I noticed even in the 1960s that many priests and religious had an exaggerated respect for psychiatric and psychological theories, the more “mystical” the better (Carl Jung), but also those that promised “scientific psychology” (Sigmund Freud, B.F. Skinner). Conferences of psychoanalysts and religious leaders were organized and published widely, even in the early 1950s. Many religious orders, especially of women, invited psychologists to give them retreats about the latest trends. The result was the almost immediate collapse of many convents, sisters seeking freedom “from repression” hoping for “affirmation” and other ideals; perhaps some were indeed immature or complicated personalities, but that is another story. In any case, their formation and maturity were not up to the task of countering the cultural trends.
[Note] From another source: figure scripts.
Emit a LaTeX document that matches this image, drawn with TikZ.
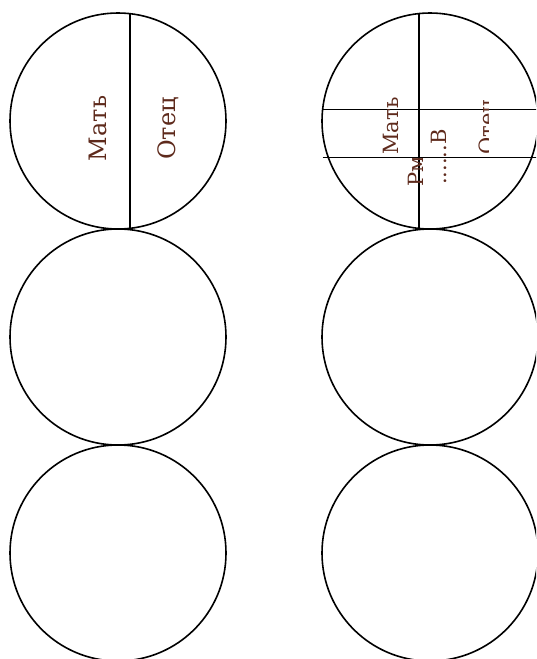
\documentclass[tikz,border=0pt]{standalone}
\usepackage{fontspec}
\setmainfont{DejaVu Serif}
\definecolor{txtbrown}{RGB}{94,42,28}
\tikzset{
  ring/.style={draw=black, line width=1.6pt},
  divider/.style={draw=black, line width=1.6pt},
  bigtxt/.style={text=txtbrown, font=\fontsize{24}{24}\selectfont, inner sep=0pt, rotate=90},
  smalltxt/.style={text=txtbrown, font=\fontsize{21}{21}\selectfont, inner sep=0pt, rotate=90}
}
\begin{document}
\begin{tikzpicture}[x=1pt,y=-1pt]
\useasboundingbox (0,0) rectangle (536,659);
\clip (0,0) rectangle (536,659);
% left column
\draw[ring] (118,121) circle (108);
\draw[ring] (118,337) circle (108);
\draw[ring] (118,553) circle (108);
\coordinate (lt) at (130,13);
\coordinate (lb) at (130,229);
\draw[divider] (lt) -- (lb);
\node[bigtxt, anchor=base] (m1) at (106.5,128.5) {Мать};
\node[bigtxt, anchor=base] (o1) at (175,128.5) {Отец};
% right column
\draw[ring] (430,121) circle (108);
\draw[ring] (430,337) circle (108);
\draw[ring] (430,553) circle (108);
\coordinate (rt) at (419,13);
\coordinate (rb) at (419,229);
\draw[divider] (rt) -- (rb);
\coordinate (h1a) at (322.5,109.5);
\coordinate (h1b) at (540,109.5);
\coordinate (h2a) at (322.5,157.5);
\coordinate (h2b) at (540,157.5);
\draw[divider] (h1a) -- (h1b);
\draw[divider] (h2a) -- (h2b);
\node[smalltxt, anchor=base] (m2) at (398,126) {Мать};
\begin{scope}
\clip (300,158.5) rectangle (436,200);
\node[smalltxt, anchor=base west] (p2) at (423,187) {Рмать};
\end{scope}
\node[smalltxt, anchor=base west] (b2) at (446.5,185) {......В};
\begin{scope}
\clip (460,90) rectangle (488,160);
\node[smalltxt, anchor=base west] (o2) at (494,155) {Отец};
\end{scope}
\end{tikzpicture}
\end{document}
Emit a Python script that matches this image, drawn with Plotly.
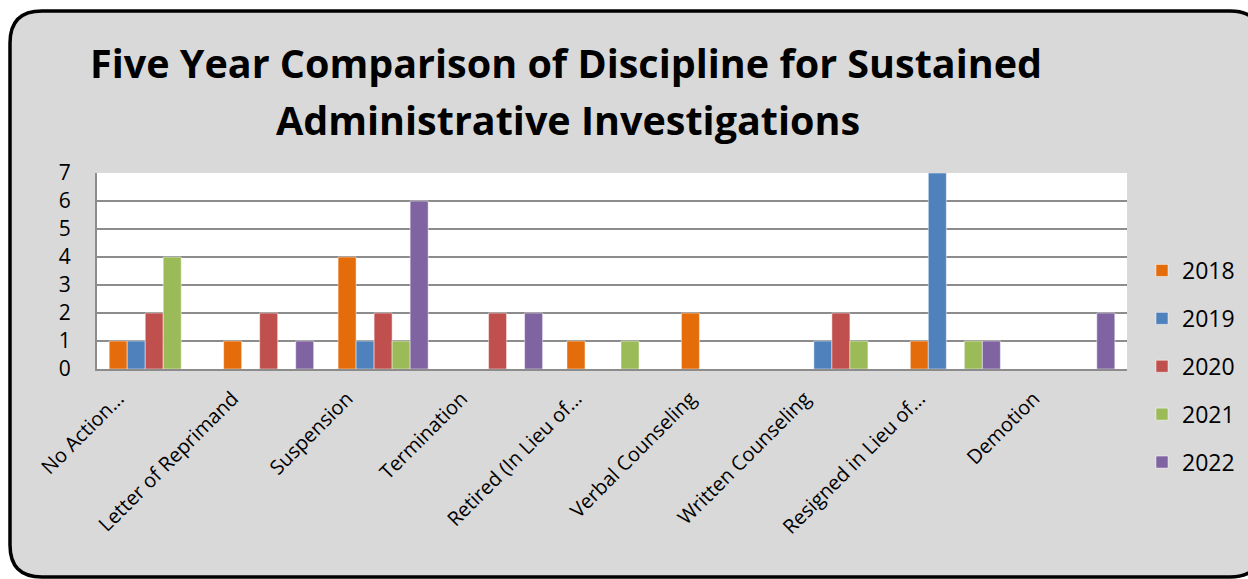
import plotly.graph_objects as go

categories = ["No Action...", "Letter of Reprimand", "Suspension", "Termination",
              "Retired (In Lieu of...", "Verbal Counseling", "Written Counseling",
              "Resigned in Lieu of...", "Demotion"]
years = ["2018", "2019", "2020", "2021", "2022"]
v2018 = [1, 1, 4, 0, 1, 2, 0, 1, 0]
v2019 = [1, 0, 1, 0, 0, 0, 1, 7, 0]
v2020 = [2, 2, 2, 2, 0, 0, 2, 0, 0]
v2021 = [4, 0, 1, 0, 1, 0, 1, 1, 0]
v2022 = [0, 1, 6, 2, 0, 0, 0, 1, 2]
series = [v2018, v2019, v2020, v2021, v2022]
colors = ["#E46C0A", "#4F81BD", "#C0504D", "#9BBB59", "#8064A2"]

W, H = 1248, 579
L, R, T, B = 97, 1127, 173, 369
FONT = "Open Sans"

fig = go.Figure()
for i, (y, vals) in enumerate(zip(years, series)):
    fig.add_trace(go.Bar(x=categories, y=vals, name=y, marker_color=colors[i],
                         marker_line_color="rgba(255,255,255,0.6)", marker_line_width=0.8,
                         legendgroup=y))

def px(x):
    return (x - L) / (R - L)

def py(y):
    return (B - y) / (B - T)

# rounded background rectangle
x0, x1, y0, y1, r = 10, 1262, 11, 577, 32
path = (f"M {px(x0+r)},{py(y0)} L {px(x1-r)},{py(y0)} "
        f"Q {px(x1)},{py(y0)} {px(x1)},{py(y0+r)} L {px(x1)},{py(y1-r)} "
        f"Q {px(x1)},{py(y1)} {px(x1-r)},{py(y1)} L {px(x0+r)},{py(y1)} "
        f"Q {px(x0)},{py(y1)} {px(x0)},{py(y1-r)} L {px(x0)},{py(y0+r)} "
        f"Q {px(x0)},{py(y0)} {px(x0+r)},{py(y0)} Z")
fig.add_shape(type="path", path=path, xref="paper", yref="paper",
              fillcolor="#D9D9D9", line=dict(color="black", width=3.5), layer="below")
# white plot area
fig.add_shape(type="rect", xref="paper", yref="paper", x0=0, x1=1, y0=0, y1=1,
              fillcolor="white", line_width=0, layer="below")

fig.add_annotation(text="<b>Five Year Comparison of Discipline for Sustained</b>",
                   xref="paper", yref="paper", x=px(566), y=py(63), xanchor="center", yanchor="middle",
                   showarrow=False, font=dict(family=FONT, size=39.5, color="black"))
fig.add_annotation(text="<b>Administrative Investigations</b>",
                   xref="paper", yref="paper", x=px(568), y=py(120), xanchor="center", yanchor="middle",
                   showarrow=False, font=dict(family=FONT, size=39.5, color="black"))

fig.update_layout(
    width=W, height=H,
    margin=dict(l=L, r=W - R, t=T, b=H - B, pad=0, autoexpand=False),
    paper_bgcolor="white", plot_bgcolor="rgba(0,0,0,0)",
    barmode="group", bargap=0.213, bargroupgap=0,
    showlegend=True,
    legend=dict(x=px(1142), y=py(249), xanchor="left", yanchor="top",
                font=dict(family=FONT, size=23, color="black"),
                bgcolor="rgba(0,0,0,0)", tracegroupgap=15, itemwidth=30, maxheight=400),
    font=dict(family=FONT, color="black"),
)
fig.update_yaxes(range=[0, 7], dtick=1, showgrid=True, gridcolor="#8C8C8C", gridwidth=1.5,
                 showline=True, linecolor="#8C8C8C", linewidth=2, zeroline=False, automargin=False,
                 tickfont=dict(family=FONT, size=21, color="black"), ticklabelstandoff=20)
fig.update_xaxes(showline=True, linecolor="#8C8C8C", linewidth=2, mirror=False, automargin=False,
                 tickangle=-45, tickfont=dict(family=FONT, size=20, color="black"),
                 ticklabelstandoff=8, ticklabelshift=-36)

fig.write_html("out.html", config={"displayModeBar": False},
               post_script="document.body.style.margin='0';document.body.style.overflow='hidden';")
Contraception was openly advocated by many of the dissenters around Vatican II, so that many Catholics who previously would not have considered that option were convinced that the laws of former years were going to be abandoned; the prohibitions had, after all, been lifted by most Protestant groups for decades before. Some Catholic scientists had been pioneers in developing the contraceptive “pill.” So, by 1968, when Humanae Vitae was published by Pope Paul VI—clearly affirming the ancient teaching against contraception of any kind (except periodic abstinence from sexual intercourse in hardship situations)—open rebellion was in the air; many priests refused to preach on the topic, or were frightened by now-entitled users, or feared for collection-box reductions that supported the school systems and expensive properties that most parishes had developed. Many dissenting theologians and writers lobbied openly against the encyclical, causing further confusion.
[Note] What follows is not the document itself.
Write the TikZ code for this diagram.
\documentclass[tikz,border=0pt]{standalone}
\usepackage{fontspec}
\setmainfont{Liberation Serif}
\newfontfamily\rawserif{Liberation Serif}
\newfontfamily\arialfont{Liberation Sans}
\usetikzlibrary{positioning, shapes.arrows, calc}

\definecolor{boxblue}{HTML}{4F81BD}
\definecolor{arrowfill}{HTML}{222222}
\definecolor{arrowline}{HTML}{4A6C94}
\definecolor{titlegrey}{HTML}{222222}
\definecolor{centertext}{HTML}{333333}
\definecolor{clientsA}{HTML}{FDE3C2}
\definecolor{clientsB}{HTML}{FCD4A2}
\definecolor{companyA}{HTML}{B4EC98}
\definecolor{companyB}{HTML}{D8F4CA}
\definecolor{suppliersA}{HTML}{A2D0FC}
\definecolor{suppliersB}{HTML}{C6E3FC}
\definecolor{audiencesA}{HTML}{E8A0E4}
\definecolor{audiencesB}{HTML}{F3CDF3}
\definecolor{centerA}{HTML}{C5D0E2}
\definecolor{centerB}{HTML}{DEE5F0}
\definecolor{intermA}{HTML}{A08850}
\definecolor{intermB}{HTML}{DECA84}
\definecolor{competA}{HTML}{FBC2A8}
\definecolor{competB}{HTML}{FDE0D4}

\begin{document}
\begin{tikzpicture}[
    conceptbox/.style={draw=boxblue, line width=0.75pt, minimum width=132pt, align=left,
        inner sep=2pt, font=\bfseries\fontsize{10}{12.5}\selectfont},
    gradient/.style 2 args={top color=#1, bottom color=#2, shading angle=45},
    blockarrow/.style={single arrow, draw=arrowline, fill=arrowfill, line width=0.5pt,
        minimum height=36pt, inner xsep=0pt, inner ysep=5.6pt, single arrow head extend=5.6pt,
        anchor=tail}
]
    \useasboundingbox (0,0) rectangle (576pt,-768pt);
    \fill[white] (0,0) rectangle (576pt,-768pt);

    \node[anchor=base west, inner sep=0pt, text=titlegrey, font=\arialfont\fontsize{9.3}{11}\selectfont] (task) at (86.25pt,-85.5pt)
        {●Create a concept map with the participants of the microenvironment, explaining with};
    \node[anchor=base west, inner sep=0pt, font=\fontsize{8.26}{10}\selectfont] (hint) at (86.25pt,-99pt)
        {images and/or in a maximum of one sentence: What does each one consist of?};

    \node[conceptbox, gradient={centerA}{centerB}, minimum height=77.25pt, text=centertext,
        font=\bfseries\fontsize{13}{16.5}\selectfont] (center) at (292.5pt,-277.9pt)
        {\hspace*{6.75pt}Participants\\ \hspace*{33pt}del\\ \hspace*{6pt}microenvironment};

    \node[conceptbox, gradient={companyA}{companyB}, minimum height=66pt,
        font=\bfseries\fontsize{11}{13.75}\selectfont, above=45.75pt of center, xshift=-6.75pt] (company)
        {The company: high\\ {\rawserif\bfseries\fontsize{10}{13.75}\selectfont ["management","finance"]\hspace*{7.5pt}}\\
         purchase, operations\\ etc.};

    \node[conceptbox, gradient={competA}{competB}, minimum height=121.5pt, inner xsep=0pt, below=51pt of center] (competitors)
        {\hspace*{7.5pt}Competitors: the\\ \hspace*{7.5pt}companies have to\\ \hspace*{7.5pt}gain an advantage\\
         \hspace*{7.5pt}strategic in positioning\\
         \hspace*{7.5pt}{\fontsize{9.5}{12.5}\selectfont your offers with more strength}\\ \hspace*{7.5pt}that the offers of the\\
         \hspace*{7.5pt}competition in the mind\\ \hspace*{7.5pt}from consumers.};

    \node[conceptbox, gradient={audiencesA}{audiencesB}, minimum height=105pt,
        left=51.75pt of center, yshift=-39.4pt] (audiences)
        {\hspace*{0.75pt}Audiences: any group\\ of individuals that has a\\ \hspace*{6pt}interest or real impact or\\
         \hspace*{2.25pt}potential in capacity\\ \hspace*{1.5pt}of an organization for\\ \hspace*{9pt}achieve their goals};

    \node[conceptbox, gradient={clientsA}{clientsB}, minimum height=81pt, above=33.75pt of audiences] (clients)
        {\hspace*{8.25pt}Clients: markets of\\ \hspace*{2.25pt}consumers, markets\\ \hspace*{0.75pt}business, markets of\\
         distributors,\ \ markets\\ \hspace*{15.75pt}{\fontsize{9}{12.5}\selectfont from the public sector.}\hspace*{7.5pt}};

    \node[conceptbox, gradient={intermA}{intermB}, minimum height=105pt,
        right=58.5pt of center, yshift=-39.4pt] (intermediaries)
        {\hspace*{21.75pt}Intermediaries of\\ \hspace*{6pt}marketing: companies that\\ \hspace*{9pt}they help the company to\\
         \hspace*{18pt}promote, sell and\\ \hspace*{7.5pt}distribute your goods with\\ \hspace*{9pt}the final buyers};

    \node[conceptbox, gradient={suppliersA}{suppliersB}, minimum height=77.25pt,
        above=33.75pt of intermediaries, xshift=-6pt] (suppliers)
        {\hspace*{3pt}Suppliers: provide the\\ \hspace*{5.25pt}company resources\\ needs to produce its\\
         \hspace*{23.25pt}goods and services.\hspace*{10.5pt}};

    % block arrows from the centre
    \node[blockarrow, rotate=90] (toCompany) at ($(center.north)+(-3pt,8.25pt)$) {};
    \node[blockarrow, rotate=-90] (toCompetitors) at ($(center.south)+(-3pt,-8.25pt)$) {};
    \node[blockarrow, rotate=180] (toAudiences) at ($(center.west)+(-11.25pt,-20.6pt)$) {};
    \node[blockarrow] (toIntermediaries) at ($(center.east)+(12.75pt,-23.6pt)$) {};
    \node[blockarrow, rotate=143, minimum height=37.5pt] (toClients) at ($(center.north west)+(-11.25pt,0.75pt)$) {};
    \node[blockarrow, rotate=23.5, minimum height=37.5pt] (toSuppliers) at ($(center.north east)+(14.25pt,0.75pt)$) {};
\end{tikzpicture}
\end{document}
The changes in general culture had their impact on Catholics as well. The gradual increase in abuse of children and youth, documented in the Report in the case of Catholic clergy, during the 1960-1980 period (see Figures 2 & 3 above) seems to me largely explained by these cultural changes; they were in direct opposition to traditional Christian and Catholic norms of purity and chastity, and when combined with the doctrinal and moral confusion described above, caused the collapse of many religious institutions and the flight of many priests from their ministry into marriage or other relationships.
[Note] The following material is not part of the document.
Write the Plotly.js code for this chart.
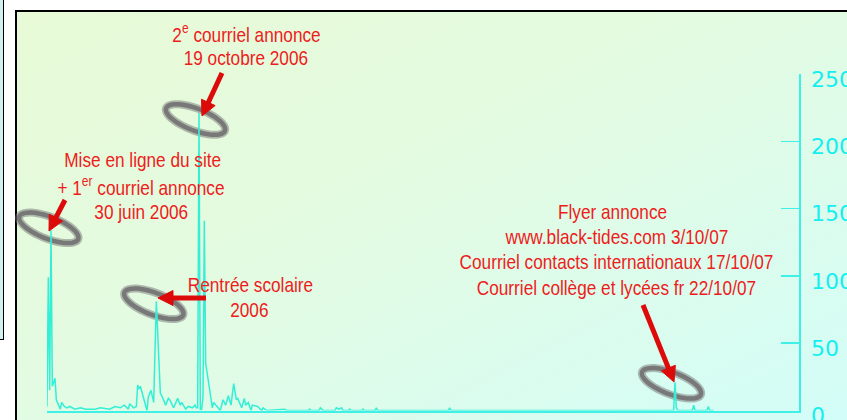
<!DOCTYPE html>
<html>
<head>
<meta charset="utf-8">
<script src="https://cdn.plot.ly/plotly-3.0.1.min.js"></script>
<style>
  body { margin:0; background:#ffffff; }
  #wrap { position:relative; width:847px; height:420px; overflow:hidden; background:#ffffff; }
  #side { position:absolute; left:-10px; top:-10px; width:13px; height:349px;
          border-right:1.5px solid #000; border-bottom:1.5px solid #000; background:#d3f0f0; }
  #bg { position:absolute; left:15px; top:10px; width:850px; height:420px;
        border-left:2px solid #000; border-top:2px solid #000;
        background:linear-gradient(to bottom right, #e8fad6 0%, #e3fbe2 45%, #d2fdf9 100%); }
  #chart { position:absolute; left:0; top:0; width:847px; height:420px; }
  #chart .annotation-text { transform-box: fill-box; transform-origin: center; transform: scaleX(0.82); }
</style>
</head>
<body>
<div id="wrap">
  <div id="side"></div>
  <div id="bg"></div>
  <div id="chart"></div>
</div>
<script>
// ---- data (day index since late June 2006, visits per day) ----
const days = [0, 1, 2, 3, 4, 6, 7, 10, 11, 13, 15, 17, 21, 25, 29, 36, 40, 47, 51, 55,
  58, 61, 62, 65, 67, 68, 69, 70, 75, 76, 78, 80, 82, 85, 87, 89, 91, 92, 95, 98,
  100, 101, 104, 106, 109, 111, 112, 113, 114, 115, 116, 117, 118, 119, 121, 124, 125, 128, 130, 132,
  134, 136, 138, 140, 142, 143, 146, 148, 149, 151, 153, 154, 157, 158, 161, 162, 165, 176, 178, 180,
  196, 197, 198, 204, 205, 206, 207, 216, 217, 219, 221, 222, 226, 227, 228, 236, 237, 238, 246, 247,
  248, 301, 302, 303, 470, 471, 472, 473, 484, 485, 486, 495, 496, 497, 500];
const visits = [3, 99, 15, 134, 18, 24, 8, 1, 6, 3, 2, 3, 1, 2, 1, 1, 2, 1, 3, 2,
  4, 1, 5, 2, 3, 19, 16, 18, 0, 10, 15, 6, 81, 13, 9, 4, 9, 8, 2, 9,
  4, 6, 1, 3, 2, 4, 2, 2, 221, 1, 1, 10, 141, 35, 22, 2, 6, 2, 0, 8,
  4, 11, 4, 20, 8, 9, 2, 9, 4, 6, 0, 4, 3, 3, 0, 2, 0, 1, 1, 0,
  0, 1, 0, 0, 2, 1, 0, 0, 2, 1, 2, 0, 0, 1, 0, 0, 1, 0, 0, 2,
  0, 0, 2, 0, 0, 21, 2, 0, 0, 4, 0, 0, 3, 0, 0];
const yTicks = [0, 50, 100, 150, 200, 250];
const yTickText = ['0', '50', '100', '150', '200', '250'];

// ---- annotation texts ----
const labelLines = [
  {t: '2<sup>e</sup> courriel annonce', x: 246, y: 33.5},
  {t: '19 octobre 2006', x: 246, y: 57.5},
  {t: 'Mise en ligne du site', x: 142, y: 159.5},
  {t: '+ 1<sup>er</sup> courriel annonce', x: 141, y: 186},
  {t: '30 juin 2006', x: 141, y: 211.5},
  {t: 'Rentrée scolaire', x: 250, y: 284},
  {t: '2006', x: 249.5, y: 309},
  {t: 'Flyer annonce', x: 612, y: 211.5},
  {t: 'www.black-tides.com 3/10/07', x: 616.5, y: 236.5},
  {t: 'Courriel contacts internationaux 17/10/07', x: 616.5, y: 261.5},
  {t: 'Courriel collège et lycées fr 22/10/07', x: 616.5, y: 287.5}
];
const arrows = [
  {hx: 202, hy: 116, tx: 222, ty: 73},
  {hx: 49, hy: 231, tx: 65, ty: 200},
  {hx: 158, hy: 298, tx: 206, ty: 298},
  {hx: 674, hy: 382, tx: 643, ty: 305}
];
const rings = [[195.5, 119.5], [48.8, 227.8], [153.8, 303.8], [671.5, 383.3]];

const W = 847, H = 420;
const PX = p => p / W;
const PY = p => 1 - p / H;
const pt = (x, y) => PX(x).toFixed(5) + ',' + PY(y).toFixed(5);

function ringPath(cx, cy, a, b, deg) {
  const th = deg * Math.PI / 180;
  let d = '';
  const n = 60;
  for (let i = 0; i <= n; i++) {
    const t = 2 * Math.PI * i / n;
    const x = cx + a * Math.cos(th) * Math.cos(t) - b * Math.sin(th) * Math.sin(t);
    const y = cy + a * Math.sin(th) * Math.cos(t) + b * Math.cos(th) * Math.sin(t);
    d += (i === 0 ? 'M' : 'L') + pt(x, y);
  }
  return d + 'Z';
}

const shapes = [];
rings.forEach(([cx, cy]) => {
  shapes.push({type: 'path', xref: 'paper', yref: 'paper', layer: 'below',
    path: ringPath(cx, cy, 31.5, 11, 21), line: {color: 'rgba(120,120,120,0.5)', width: 8}});
  shapes.push({type: 'path', xref: 'paper', yref: 'paper', layer: 'below',
    path: ringPath(cx, cy, 31.5, 11, 21), line: {color: '#787878', width: 4.5}});
});

const arrowColor = '#dd0a0a';
arrows.forEach(a => {
  const dx = a.hx - a.tx, dy = a.hy - a.ty;
  const len = Math.hypot(dx, dy);
  const ux = dx / len, uy = dy / len;
  const L = 15, w = 15;
  const bx = a.hx - ux * L, by = a.hy - uy * L;
  const nx = -uy, ny = ux;
  shapes.push({type: 'path', xref: 'paper', yref: 'paper', layer: 'above',
    path: 'M' + pt(a.tx, a.ty) + 'L' + pt(bx + ux * 2, by + uy * 2),
    line: {color: arrowColor, width: 5}});
  shapes.push({type: 'path', xref: 'paper', yref: 'paper', layer: 'above',
    path: 'M' + pt(a.hx, a.hy) + 'L' + pt(bx + nx * w / 2, by + ny * w / 2) +
          'L' + pt(bx - nx * w / 2, by - ny * w / 2) + 'Z',
    fillcolor: arrowColor, line: {color: arrowColor, width: 1}});
});

const redFont = {family: '"Liberation Sans", Arial, sans-serif', size: 21, color: '#ee1c1c'};
const annotations = labelLines.map(l => ({
  text: l.t, xref: 'paper', yref: 'paper', x: PX(l.x), y: PY(l.y),
  xanchor: 'center', yanchor: 'middle', showarrow: false, font: redFont
}));

const cyan = '#3ef0e6';
const trace = {
  x: days, y: visits, type: 'scatter', mode: 'lines',
  line: {color: '#33efd6', width: 1.5}, hoverinfo: 'skip'
};

const layout = {
  width: W, height: H,
  margin: {l: 0, r: 0, t: 0, b: 0},
  paper_bgcolor: 'rgba(0,0,0,0)', plot_bgcolor: 'rgba(0,0,0,0)',
  showlegend: false,
  xaxis: {
    domain: [47 / W, 799 / W], range: [0, 564],
    showline: true, linecolor: cyan, linewidth: 2,
    showgrid: false, zeroline: false, showticklabels: false, ticks: ''
  },
  yaxis: {
    domain: [(H - 410.5) / H, (H - 74) / H], range: [0, 250],
    side: 'right', anchor: 'x',
    showline: true, linecolor: cyan, linewidth: 1.5,
    showgrid: false, zeroline: false,
    ticks: 'inside', ticklen: 18, tickwidth: 1.5, tickcolor: cyan,
    tickvals: yTicks, ticktext: yTickText,
    tickfont: {family: '"DejaVu Sans", Verdana, sans-serif', size: 22, color: '#14efef'},
    ticklabelstandoff: 6, ticklabelshift: 5, ticklabeloverflow: 'allow'
  },
  shapes: shapes,
  annotations: annotations
};

Plotly.newPlot('chart', [trace], layout, {staticPlot: true, displayModeBar: false});
</script>
</body>
</html>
As mentioned in the Summary #11 above, I suggest that those who were close to those events should write detailed notes for future historians to ponder; each person who lived through that time and before will have their own observations and thoughts, both about causes and possible remedies. In April 2019, Pope Emeritus Benedict XVI did just that, assessing the history of the abuses and making his recommendations for future prevention (9). His assessment adds his understanding of the role of the teaching of moral theology, and how trends and changes during the years around Vatican II caused confusion and doubt among many Catholics, both laity and clerics.